> Listed entries

::::

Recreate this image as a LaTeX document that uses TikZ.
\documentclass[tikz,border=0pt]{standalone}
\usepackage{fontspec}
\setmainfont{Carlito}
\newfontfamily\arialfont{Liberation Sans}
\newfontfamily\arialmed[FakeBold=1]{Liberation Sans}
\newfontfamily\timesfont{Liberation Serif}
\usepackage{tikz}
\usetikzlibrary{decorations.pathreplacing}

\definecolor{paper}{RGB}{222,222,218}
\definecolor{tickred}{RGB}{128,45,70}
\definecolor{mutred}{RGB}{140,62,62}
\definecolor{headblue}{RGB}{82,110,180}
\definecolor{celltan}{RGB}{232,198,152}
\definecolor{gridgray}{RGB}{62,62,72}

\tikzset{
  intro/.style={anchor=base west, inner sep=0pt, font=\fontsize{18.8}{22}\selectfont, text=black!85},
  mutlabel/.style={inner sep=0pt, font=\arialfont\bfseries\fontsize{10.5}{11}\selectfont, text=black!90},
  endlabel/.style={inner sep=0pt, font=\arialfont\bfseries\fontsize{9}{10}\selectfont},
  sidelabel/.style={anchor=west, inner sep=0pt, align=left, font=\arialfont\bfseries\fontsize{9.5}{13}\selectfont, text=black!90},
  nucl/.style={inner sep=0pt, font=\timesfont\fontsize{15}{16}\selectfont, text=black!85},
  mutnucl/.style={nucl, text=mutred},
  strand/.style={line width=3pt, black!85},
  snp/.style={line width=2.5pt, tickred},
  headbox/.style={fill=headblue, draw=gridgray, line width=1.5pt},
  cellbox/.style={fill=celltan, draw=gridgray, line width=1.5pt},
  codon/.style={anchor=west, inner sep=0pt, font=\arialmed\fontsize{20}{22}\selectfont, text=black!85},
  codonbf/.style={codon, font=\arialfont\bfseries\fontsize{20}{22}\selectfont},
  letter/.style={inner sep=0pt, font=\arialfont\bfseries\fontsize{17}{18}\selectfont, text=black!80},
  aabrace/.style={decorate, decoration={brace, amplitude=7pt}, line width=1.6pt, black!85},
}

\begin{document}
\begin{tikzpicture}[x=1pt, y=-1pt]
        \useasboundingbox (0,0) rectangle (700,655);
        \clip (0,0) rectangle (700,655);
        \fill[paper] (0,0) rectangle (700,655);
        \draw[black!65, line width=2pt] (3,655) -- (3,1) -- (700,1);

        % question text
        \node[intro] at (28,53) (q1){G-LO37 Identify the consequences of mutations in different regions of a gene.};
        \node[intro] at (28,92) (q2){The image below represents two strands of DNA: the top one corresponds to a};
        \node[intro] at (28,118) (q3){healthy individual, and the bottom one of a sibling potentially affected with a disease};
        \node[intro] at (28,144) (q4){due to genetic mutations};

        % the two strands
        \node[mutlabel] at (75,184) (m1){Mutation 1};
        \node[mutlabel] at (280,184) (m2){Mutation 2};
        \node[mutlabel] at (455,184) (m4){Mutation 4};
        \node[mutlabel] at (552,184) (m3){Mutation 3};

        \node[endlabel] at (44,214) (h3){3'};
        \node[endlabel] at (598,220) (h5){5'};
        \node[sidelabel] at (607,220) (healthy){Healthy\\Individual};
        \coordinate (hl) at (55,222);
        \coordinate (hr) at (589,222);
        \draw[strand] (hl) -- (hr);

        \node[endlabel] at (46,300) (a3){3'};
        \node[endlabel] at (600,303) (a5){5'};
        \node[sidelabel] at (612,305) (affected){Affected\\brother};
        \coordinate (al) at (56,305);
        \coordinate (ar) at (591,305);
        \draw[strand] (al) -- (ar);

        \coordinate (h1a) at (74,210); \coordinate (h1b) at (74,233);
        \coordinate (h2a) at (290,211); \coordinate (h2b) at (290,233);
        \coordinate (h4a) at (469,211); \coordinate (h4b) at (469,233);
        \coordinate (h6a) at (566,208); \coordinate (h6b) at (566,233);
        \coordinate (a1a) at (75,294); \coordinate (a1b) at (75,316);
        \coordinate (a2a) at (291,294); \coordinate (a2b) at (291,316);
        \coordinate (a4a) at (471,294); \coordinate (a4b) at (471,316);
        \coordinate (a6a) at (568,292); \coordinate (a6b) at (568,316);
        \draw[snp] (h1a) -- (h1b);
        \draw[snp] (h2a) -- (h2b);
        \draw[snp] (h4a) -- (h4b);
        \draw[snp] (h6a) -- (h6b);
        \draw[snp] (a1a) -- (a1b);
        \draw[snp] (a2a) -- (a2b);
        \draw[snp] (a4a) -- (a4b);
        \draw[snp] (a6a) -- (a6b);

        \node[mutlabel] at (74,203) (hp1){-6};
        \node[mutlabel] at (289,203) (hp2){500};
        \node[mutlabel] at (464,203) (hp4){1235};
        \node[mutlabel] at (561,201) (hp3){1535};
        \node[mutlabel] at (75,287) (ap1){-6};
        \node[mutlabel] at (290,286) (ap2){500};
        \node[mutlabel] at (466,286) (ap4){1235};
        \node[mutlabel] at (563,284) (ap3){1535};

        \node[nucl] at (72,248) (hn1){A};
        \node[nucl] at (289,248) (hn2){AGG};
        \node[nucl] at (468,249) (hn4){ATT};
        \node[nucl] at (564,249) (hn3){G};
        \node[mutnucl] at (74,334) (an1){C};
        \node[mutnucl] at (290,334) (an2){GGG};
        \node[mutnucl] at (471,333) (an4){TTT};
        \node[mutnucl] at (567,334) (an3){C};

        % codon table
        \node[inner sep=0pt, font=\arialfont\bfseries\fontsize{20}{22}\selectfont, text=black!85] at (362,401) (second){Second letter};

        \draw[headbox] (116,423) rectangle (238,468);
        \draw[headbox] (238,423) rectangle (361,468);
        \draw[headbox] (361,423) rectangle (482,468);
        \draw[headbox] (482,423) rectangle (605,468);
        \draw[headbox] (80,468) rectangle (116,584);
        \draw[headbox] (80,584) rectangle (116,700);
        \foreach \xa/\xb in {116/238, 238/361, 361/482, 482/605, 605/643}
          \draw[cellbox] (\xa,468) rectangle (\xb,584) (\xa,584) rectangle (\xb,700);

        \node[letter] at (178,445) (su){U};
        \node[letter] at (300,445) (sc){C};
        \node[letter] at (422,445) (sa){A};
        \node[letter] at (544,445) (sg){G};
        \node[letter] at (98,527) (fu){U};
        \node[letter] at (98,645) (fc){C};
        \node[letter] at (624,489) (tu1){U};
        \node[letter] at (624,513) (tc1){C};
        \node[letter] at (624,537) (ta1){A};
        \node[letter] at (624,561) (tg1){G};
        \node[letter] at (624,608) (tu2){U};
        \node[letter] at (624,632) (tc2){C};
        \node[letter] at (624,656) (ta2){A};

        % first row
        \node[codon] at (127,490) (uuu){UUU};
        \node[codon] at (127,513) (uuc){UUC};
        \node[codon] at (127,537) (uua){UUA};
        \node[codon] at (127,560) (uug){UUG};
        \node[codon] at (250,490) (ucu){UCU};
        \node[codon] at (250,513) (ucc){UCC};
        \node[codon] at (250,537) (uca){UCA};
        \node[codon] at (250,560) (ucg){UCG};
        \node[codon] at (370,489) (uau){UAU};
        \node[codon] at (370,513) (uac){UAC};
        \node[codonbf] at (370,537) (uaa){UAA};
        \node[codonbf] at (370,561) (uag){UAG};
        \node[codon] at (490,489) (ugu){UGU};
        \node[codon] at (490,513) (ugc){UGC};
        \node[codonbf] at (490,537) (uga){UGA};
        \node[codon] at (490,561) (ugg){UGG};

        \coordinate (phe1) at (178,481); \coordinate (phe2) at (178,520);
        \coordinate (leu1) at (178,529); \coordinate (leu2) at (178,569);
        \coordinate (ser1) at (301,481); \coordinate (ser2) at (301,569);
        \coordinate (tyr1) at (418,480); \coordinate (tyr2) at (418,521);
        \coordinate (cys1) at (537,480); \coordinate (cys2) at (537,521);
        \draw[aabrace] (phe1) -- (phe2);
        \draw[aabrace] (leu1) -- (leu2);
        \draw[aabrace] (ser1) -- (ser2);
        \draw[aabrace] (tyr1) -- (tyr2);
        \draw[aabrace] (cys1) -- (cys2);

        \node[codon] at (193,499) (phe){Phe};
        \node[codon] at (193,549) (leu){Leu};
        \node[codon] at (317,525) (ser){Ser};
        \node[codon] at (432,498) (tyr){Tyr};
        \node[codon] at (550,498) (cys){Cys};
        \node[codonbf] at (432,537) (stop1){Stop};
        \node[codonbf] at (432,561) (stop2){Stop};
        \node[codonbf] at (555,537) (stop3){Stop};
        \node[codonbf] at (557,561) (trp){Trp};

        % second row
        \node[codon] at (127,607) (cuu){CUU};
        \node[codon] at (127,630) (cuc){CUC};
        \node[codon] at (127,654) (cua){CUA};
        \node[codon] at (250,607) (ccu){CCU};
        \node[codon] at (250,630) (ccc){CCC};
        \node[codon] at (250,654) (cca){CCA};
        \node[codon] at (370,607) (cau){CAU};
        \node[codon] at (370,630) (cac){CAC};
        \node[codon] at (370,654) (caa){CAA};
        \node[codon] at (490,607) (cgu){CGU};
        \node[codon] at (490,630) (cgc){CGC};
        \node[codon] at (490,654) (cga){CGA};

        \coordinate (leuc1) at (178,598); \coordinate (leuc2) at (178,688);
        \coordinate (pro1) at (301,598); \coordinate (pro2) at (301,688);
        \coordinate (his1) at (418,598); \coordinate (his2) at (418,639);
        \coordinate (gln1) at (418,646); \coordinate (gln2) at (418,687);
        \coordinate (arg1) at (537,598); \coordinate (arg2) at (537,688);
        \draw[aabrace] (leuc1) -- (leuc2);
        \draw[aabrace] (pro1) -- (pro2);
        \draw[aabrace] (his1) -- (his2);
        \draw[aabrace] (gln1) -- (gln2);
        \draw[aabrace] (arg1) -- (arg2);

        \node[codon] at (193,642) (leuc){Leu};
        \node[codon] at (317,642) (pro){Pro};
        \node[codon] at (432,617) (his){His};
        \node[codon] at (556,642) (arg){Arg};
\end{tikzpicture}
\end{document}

::::

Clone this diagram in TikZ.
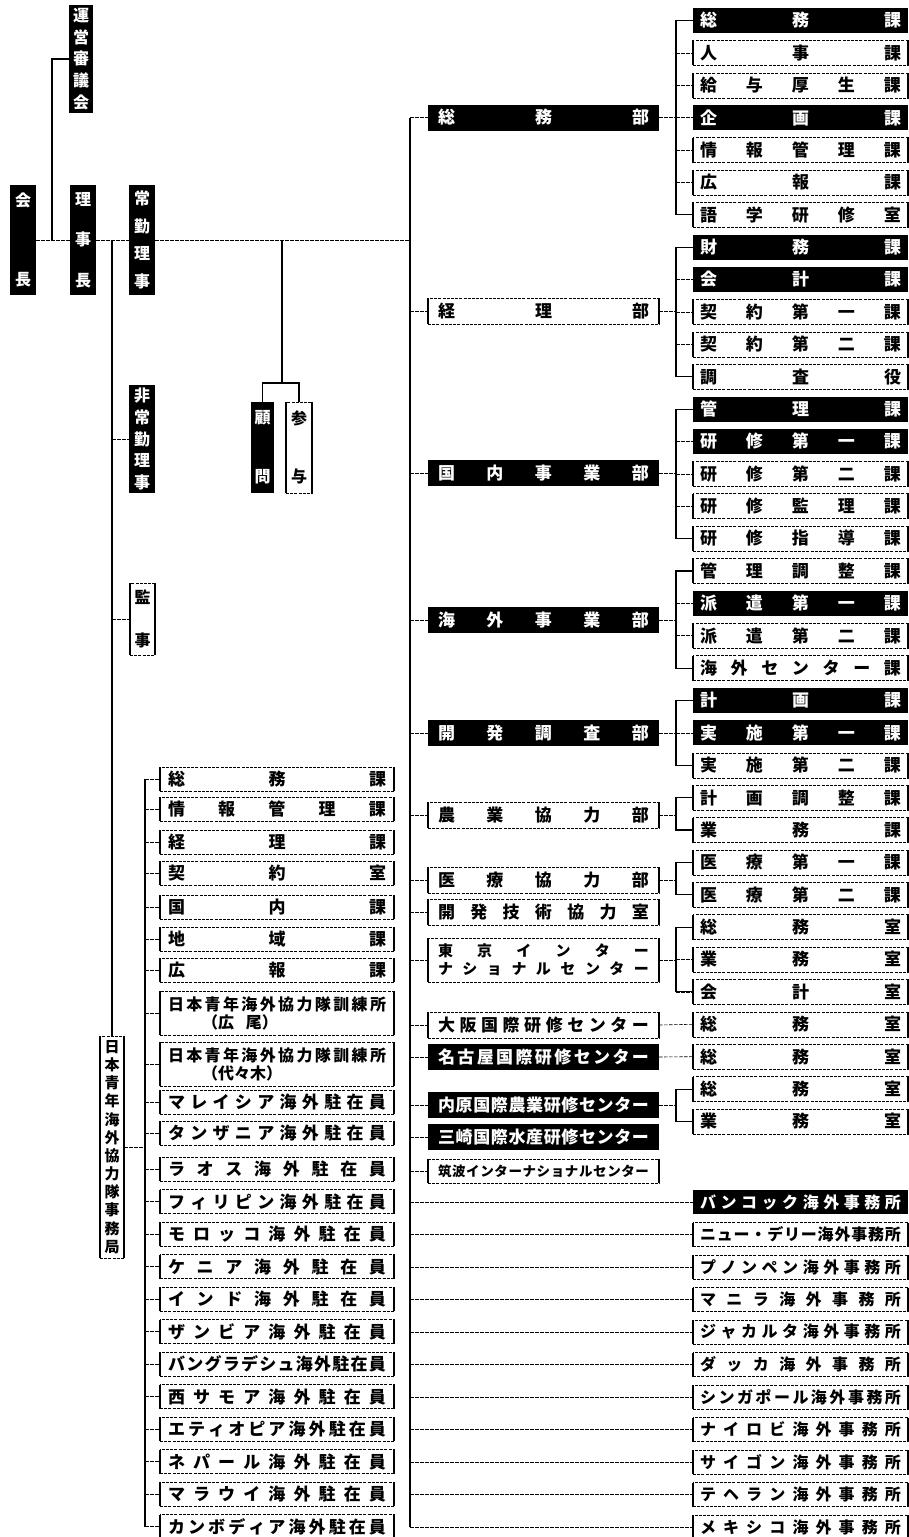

::::

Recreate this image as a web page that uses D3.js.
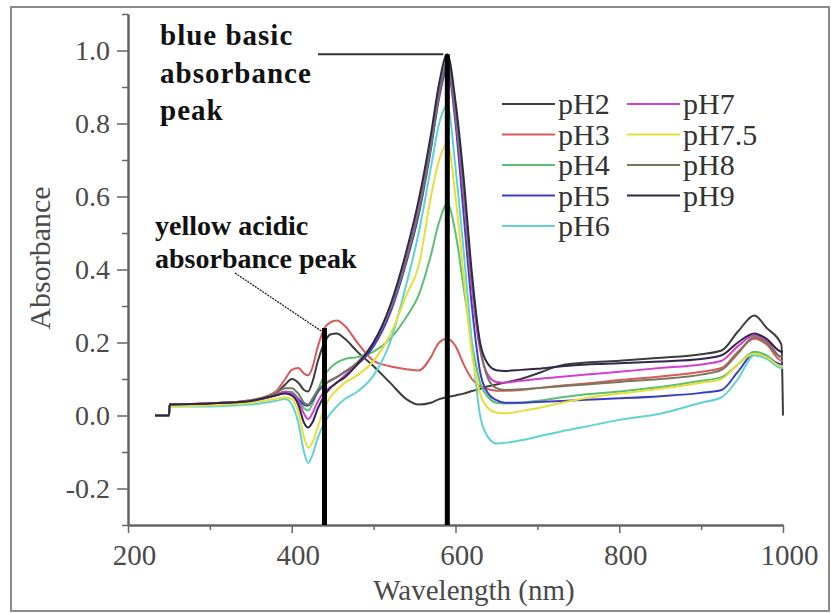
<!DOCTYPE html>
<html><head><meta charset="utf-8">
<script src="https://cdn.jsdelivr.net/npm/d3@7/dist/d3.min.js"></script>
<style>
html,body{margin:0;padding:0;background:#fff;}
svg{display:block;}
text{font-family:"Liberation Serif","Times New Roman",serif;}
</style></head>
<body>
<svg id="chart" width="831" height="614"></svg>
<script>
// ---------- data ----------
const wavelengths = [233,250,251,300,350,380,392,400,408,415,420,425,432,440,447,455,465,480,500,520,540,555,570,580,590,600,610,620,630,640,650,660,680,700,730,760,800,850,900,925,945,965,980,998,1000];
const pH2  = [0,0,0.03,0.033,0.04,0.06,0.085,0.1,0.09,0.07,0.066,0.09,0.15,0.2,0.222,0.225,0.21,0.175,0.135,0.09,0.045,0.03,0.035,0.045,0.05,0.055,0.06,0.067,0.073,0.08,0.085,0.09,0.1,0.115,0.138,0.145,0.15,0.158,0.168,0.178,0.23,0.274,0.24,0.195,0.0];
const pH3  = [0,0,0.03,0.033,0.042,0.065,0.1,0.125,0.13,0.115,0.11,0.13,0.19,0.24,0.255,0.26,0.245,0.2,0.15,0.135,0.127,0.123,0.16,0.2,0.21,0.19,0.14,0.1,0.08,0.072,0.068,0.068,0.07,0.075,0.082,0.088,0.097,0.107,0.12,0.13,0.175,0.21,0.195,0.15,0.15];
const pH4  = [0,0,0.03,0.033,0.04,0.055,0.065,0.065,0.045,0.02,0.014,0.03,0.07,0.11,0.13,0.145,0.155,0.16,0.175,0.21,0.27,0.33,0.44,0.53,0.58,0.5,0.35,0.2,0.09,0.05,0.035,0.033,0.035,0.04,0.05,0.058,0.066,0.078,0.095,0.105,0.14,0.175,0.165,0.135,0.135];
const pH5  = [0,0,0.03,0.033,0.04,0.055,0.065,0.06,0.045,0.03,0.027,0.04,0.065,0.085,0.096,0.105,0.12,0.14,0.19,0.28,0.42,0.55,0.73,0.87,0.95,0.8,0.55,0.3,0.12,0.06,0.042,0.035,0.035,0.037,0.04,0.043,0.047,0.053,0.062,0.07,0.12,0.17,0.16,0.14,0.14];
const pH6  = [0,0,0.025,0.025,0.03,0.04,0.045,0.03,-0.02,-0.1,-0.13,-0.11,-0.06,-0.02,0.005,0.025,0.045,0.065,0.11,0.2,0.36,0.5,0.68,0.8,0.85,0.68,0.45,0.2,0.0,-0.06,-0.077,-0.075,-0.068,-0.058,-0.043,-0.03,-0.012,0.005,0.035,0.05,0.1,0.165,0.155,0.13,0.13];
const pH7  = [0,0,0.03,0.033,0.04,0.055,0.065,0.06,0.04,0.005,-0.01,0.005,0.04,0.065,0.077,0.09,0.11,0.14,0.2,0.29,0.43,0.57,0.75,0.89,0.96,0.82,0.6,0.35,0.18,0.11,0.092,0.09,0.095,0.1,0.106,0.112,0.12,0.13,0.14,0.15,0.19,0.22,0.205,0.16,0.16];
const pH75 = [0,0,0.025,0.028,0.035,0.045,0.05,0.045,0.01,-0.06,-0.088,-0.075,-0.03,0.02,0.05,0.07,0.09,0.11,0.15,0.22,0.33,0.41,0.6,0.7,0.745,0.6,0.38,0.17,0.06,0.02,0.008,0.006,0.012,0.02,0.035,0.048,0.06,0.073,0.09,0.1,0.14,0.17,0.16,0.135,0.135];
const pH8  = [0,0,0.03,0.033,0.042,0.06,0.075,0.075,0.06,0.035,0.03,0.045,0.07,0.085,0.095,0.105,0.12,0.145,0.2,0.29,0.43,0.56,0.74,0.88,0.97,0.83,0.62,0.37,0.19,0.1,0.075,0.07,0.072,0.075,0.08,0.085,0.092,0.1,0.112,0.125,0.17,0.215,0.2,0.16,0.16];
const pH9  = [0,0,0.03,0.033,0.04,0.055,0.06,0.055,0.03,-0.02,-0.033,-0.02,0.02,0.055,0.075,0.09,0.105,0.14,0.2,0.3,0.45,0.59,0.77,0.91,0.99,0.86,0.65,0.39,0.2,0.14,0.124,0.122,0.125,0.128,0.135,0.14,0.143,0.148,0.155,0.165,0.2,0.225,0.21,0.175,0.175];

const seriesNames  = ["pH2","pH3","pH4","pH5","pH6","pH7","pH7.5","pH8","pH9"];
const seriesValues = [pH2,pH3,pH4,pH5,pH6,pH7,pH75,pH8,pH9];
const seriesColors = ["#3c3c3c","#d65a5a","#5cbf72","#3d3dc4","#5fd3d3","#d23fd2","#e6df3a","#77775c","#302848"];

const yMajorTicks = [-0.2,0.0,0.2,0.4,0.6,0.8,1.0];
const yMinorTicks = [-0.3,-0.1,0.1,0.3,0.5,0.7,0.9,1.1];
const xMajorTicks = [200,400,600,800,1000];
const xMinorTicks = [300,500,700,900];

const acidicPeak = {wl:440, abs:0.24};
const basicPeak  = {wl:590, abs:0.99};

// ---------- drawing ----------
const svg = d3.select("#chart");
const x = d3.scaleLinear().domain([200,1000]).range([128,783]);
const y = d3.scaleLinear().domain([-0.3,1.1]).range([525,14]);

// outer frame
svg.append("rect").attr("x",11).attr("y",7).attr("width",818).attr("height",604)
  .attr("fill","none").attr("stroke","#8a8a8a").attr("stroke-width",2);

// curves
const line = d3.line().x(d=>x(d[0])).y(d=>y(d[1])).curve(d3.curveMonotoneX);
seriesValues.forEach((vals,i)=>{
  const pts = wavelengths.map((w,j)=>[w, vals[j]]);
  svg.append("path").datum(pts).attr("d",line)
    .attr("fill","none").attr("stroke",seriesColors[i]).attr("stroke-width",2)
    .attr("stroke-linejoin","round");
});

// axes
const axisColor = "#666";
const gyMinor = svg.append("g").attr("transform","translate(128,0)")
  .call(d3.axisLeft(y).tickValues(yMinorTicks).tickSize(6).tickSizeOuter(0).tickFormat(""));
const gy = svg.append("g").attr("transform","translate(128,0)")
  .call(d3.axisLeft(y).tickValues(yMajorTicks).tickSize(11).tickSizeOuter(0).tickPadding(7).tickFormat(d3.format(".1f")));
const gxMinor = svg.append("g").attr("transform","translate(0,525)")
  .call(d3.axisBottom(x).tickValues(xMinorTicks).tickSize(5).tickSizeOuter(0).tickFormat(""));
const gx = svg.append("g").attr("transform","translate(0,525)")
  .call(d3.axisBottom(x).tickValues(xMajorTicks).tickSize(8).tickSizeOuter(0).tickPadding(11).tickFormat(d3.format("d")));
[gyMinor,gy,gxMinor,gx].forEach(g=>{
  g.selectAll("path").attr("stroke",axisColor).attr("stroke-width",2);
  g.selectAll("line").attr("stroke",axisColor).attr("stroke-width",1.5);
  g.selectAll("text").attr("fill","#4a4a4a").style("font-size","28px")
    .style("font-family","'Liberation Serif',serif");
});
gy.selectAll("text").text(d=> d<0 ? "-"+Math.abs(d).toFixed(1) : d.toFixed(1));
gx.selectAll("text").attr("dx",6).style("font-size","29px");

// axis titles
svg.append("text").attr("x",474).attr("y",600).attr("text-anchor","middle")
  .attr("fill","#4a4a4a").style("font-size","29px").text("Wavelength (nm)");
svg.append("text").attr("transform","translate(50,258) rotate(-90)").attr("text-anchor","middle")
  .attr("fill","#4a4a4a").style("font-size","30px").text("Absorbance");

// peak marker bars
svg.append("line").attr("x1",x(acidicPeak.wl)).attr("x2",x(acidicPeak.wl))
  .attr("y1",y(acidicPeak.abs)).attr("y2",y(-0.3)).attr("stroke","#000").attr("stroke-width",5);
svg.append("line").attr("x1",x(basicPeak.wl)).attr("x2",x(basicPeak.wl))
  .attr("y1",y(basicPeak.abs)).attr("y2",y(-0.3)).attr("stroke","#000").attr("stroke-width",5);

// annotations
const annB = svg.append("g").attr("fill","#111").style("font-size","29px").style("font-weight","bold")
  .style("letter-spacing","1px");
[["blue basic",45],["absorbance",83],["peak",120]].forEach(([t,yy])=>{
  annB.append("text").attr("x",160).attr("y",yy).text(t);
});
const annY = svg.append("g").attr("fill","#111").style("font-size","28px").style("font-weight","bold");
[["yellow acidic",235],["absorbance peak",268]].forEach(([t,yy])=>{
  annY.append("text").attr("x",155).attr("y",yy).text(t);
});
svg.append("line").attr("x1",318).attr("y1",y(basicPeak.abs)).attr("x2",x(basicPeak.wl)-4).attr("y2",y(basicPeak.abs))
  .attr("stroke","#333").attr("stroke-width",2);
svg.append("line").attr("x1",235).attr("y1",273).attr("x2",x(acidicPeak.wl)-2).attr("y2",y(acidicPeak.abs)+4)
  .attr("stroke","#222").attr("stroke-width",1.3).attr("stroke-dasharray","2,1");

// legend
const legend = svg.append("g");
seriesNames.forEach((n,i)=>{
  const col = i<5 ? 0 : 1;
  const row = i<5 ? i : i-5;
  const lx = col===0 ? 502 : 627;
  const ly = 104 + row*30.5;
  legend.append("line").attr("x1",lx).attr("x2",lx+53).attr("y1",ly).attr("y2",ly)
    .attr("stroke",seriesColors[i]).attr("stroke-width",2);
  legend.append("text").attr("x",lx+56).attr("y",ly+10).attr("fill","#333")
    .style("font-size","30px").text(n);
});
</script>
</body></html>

::::

Above are the records; print exactly the lines from the line with "Recreate this image as a LaTeX" to the line with "(3,1) -- (700,1);", including both, and nothing else.

Recreate this image as a LaTeX document that uses TikZ.
\documentclass[tikz,border=0pt]{standalone}
\usepackage{fontspec}
\setmainfont{Carlito}
\newfontfamily\arialfont{Liberation Sans}
\newfontfamily\arialmed[FakeBold=1]{Liberation Sans}
\newfontfamily\timesfont{Liberation Serif}
\usepackage{tikz}
\usetikzlibrary{decorations.pathreplacing}

\definecolor{paper}{RGB}{222,222,218}
\definecolor{tickred}{RGB}{128,45,70}
\definecolor{mutred}{RGB}{140,62,62}
\definecolor{headblue}{RGB}{82,110,180}
\definecolor{celltan}{RGB}{232,198,152}
\definecolor{gridgray}{RGB}{62,62,72}

\tikzset{
  intro/.style={anchor=base west, inner sep=0pt, font=\fontsize{18.8}{22}\selectfont, text=black!85},
  mutlabel/.style={inner sep=0pt, font=\arialfont\bfseries\fontsize{10.5}{11}\selectfont, text=black!90},
  endlabel/.style={inner sep=0pt, font=\arialfont\bfseries\fontsize{9}{10}\selectfont},
  sidelabel/.style={anchor=west, inner sep=0pt, align=left, font=\arialfont\bfseries\fontsize{9.5}{13}\selectfont, text=black!90},
  nucl/.style={inner sep=0pt, font=\timesfont\fontsize{15}{16}\selectfont, text=black!85},
  mutnucl/.style={nucl, text=mutred},
  strand/.style={line width=3pt, black!85},
  snp/.style={line width=2.5pt, tickred},
  headbox/.style={fill=headblue, draw=gridgray, line width=1.5pt},
  cellbox/.style={fill=celltan, draw=gridgray, line width=1.5pt},
  codon/.style={anchor=west, inner sep=0pt, font=\arialmed\fontsize{20}{22}\selectfont, text=black!85},
  codonbf/.style={codon, font=\arialfont\bfseries\fontsize{20}{22}\selectfont},
  letter/.style={inner sep=0pt, font=\arialfont\bfseries\fontsize{17}{18}\selectfont, text=black!80},
  aabrace/.style={decorate, decoration={brace, amplitude=7pt}, line width=1.6pt, black!85},
}

\begin{document}
\begin{tikzpicture}[x=1pt, y=-1pt]
        \useasboundingbox (0,0) rectangle (700,655);
        \clip (0,0) rectangle (700,655);
        \fill[paper] (0,0) rectangle (700,655);
        \draw[black!65, line width=2pt] (3,655) -- (3,1) -- (700,1);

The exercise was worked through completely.